Ministry of National Education
- In office 30 May 1960 – 27 August 1960
- Prime Minister: Cemal Gürsel
- Preceded by: Atıf Benderlioğlu
- Succeeded by: Bedrettin Tuncel

Minister of Construction and Settlement
- In office 27 August 1960 – 6 February 1961
- Prime Minister: Cemal Gürsel
- Preceded by: Orhan Kubat
- Succeeded by: Rüştü Özal

Personal details
- Born: 1912 Isparta, Ottoman Empire
- Died: 11 July 1991 (aged 78–79)
- Alma mater: Ankara University, Faculty of Political Sciences
- Occupation: Academic, politician,writer

= Fehmi Yavuz =

Turkish civil servant, academic and writer

Fehmi Yavuz (1912 – 11 July 1991) was a Turkish civil servant, academic, writer and government minister.

==Early life==
He was born in Isparta in 1912. After his primary and secondary education in Isparta, he completed Pertevniyal High School in Istanbul. He graduated from the Faculty of Political Sciences of Ankara University 1937. In 1942, he returned to his faculty as the assistant of Professor Ernest Reuter. In 1951, he earned the title professor in the same faculty. Between 1953 and 1955, he studied urban development in United Kingdom. In 1958 he was elected as the dean of the faculty.

==Political life==
In 1960 after the 1960 Turkish coup, he was appointed as the Minister of National Educationin the 24th government of Turkey between 30 May 1960 and 27 August 1960. Following a reshuffle in the government he was appointed as the Minister of Construction and Settlement.
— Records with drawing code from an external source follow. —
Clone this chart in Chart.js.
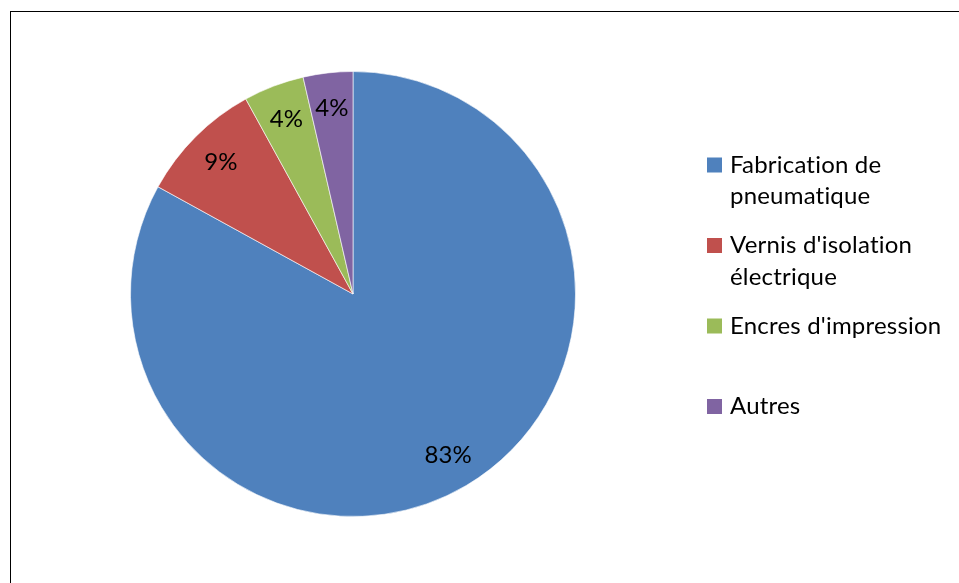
<!DOCTYPE html>
<html>
<head>
<meta charset="utf-8">
<script src="https://cdn.jsdelivr.net/npm/chart.js@4.4.1/dist/chart.umd.min.js"></script>
<style>
  html, body { margin: 0; padding: 0; background: #fff; overflow: hidden; }
  #wrap { position: relative; width: 959px; height: 583px; }
  #frame { position: absolute; left: 10px; top: 11px; width: 960px; height: 600px; border: 1.5px solid #000; box-sizing: border-box; }
  #c { position: absolute; left: 0; top: 0; }
</style>
</head>
<body>
<div id="wrap">
  <div id="frame"></div>
  <canvas id="c" width="959" height="583"></canvas>
</div>
<script>
// Data
const categories = [
  ["Fabrication de", "pneumatique"],
  ["Vernis d'isolation", "électrique"],
  ["Encres d'impression"],
  ["Autres"]
];
const shares = [83.0, 9.0, 4.4, 3.6];
const sliceColors = ["#4F81BD", "#C0504D", "#9BBB59", "#8064A2"];

const FONT = "Lato, 'Open Sans', sans-serif";

const labelPlugin = {
  id: 'sliceLabels',
  afterDatasetsDraw(chart) {
    const ctx = chart.ctx;
    const meta = chart.getDatasetMeta(0);
    const data = chart.data.datasets[0].data;
    const total = data.reduce((a, b) => a + b, 0);
    ctx.save();
    ctx.font = "24px " + FONT;
    ctx.fillStyle = "#000";
    ctx.textAlign = "center";
    ctx.textBaseline = "middle";
    meta.data.forEach((arc, i) => {
      const p = arc.getProps(['x', 'y', 'startAngle', 'endAngle', 'outerRadius'], true);
      const mid = (p.startAngle + p.endAngle) / 2;
      const r = p.outerRadius * 0.84;
      const x = p.x + Math.cos(mid) * r;
      const y = p.y + Math.sin(mid) * r;
      ctx.fillText(Math.round(data[i] / total * 100) + "%", x, y);
    });
    ctx.restore();
  }
};

const legendPlugin = {
  id: 'wrapLegend',
  afterDraw(chart) {
    const ctx = chart.ctx;
    const labels = chart.data.labels;
    const colors = chart.data.datasets[0].backgroundColor;
    const boxX = 707, textX = 730, box = 15;
    const startY = 165, itemGap = 80.5, lineGap = 31.5;
    ctx.save();
    ctx.font = "24px " + FONT;
    if ('letterSpacing' in ctx) ctx.letterSpacing = '0.2px';
    ctx.textAlign = "left";
    ctx.textBaseline = "middle";
    labels.forEach((lines, i) => {
      const yc = startY + i * itemGap;
      ctx.fillStyle = colors[i];
      ctx.fillRect(boxX, yc - box / 2, box, box);
      ctx.fillStyle = "#000";
      lines.forEach((t, j) => ctx.fillText(t, textX, yc + j * lineGap));
    });
    ctx.restore();
  }
};

new Chart(document.getElementById('c'), {
  type: 'pie',
  data: {
    labels: categories,
    datasets: [{
      data: shares,
      backgroundColor: sliceColors,
      borderColor: 'rgba(255,255,255,0.6)',
      borderWidth: 1
    }]
  },
  options: {
    responsive: false,
    animation: false,
    devicePixelRatio: 1,
    layout: { padding: { left: 130, right: 383, top: 71, bottom: 66 } },
    plugins: {
      legend: { display: false },
      tooltip: { enabled: false }
    }
  },
  plugins: [labelPlugin, legendPlugin]
});
</script>
</body>
</html>
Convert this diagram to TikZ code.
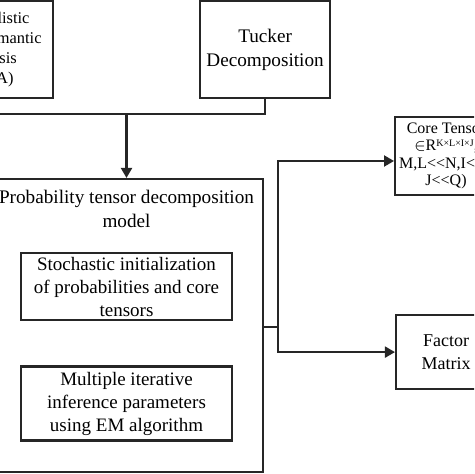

After the formation of the Constituent Assembly of Turkey in which he was a member, he continued in the same seat in the 25th government between 5 January 1961 and 6 February 1961.

==Later years==
After the constituent assembly term he returned to academic life and taught in the Middle East Technical University and Zonguldak Karaelmas University. He died on 11 July 1991.

==Books==
He was also a writer. The following are his books

- 1946: Köy İdarelerimizin Maliyesi (English: "Finance of the Village Administration")
- 1952:Ankara'nın İmarı ve Şehirciliğimiz (English:"Reconstruction of Ankara and our Urbanism")
- 1953:Şehircilik Ders Kitabı (English: "Textbook of Urban Development")
- 1956: Şehirciliğimiz Hakkında Mukayeseli Raporlar (English: "Comparative Reports on the City Planning")
- 1960: Şehircide Aranan Vasıflar hakkında İngiliz Kraliyet Komisyonu Raporu (English: "British Royal Committee Report on the Qualifications of the City Planner")
- 1962: Şehirlerimizin Mali İdaresi Konusunda Anket Raporu (English: "A Survey on the Financial Administration of Turkish Municipalities")
- 1962:Şehircilik (English: "Urban Development")
- 1964: Memleketimizde Toplum Kalkınması (English: "Public development in our Country")
- 1964: Mahalli İdarelerimizin Problemleri (English: "Problems of Turkish Local Administration")
- 1966: Türk Mahalli İdarelerinin Yeniden Düzenlenmesi Üzerine bir Araştırme (English: "A Survey on the Reform of Turkish Local Administration")
- 1983:Ölüm Duyuruları (English: "Death Announcements")
Among his notable publications, "A Survey on the Financial Administration of Turkish Municipalities" and "Problems of Turkish Local Administration" were also made available in English.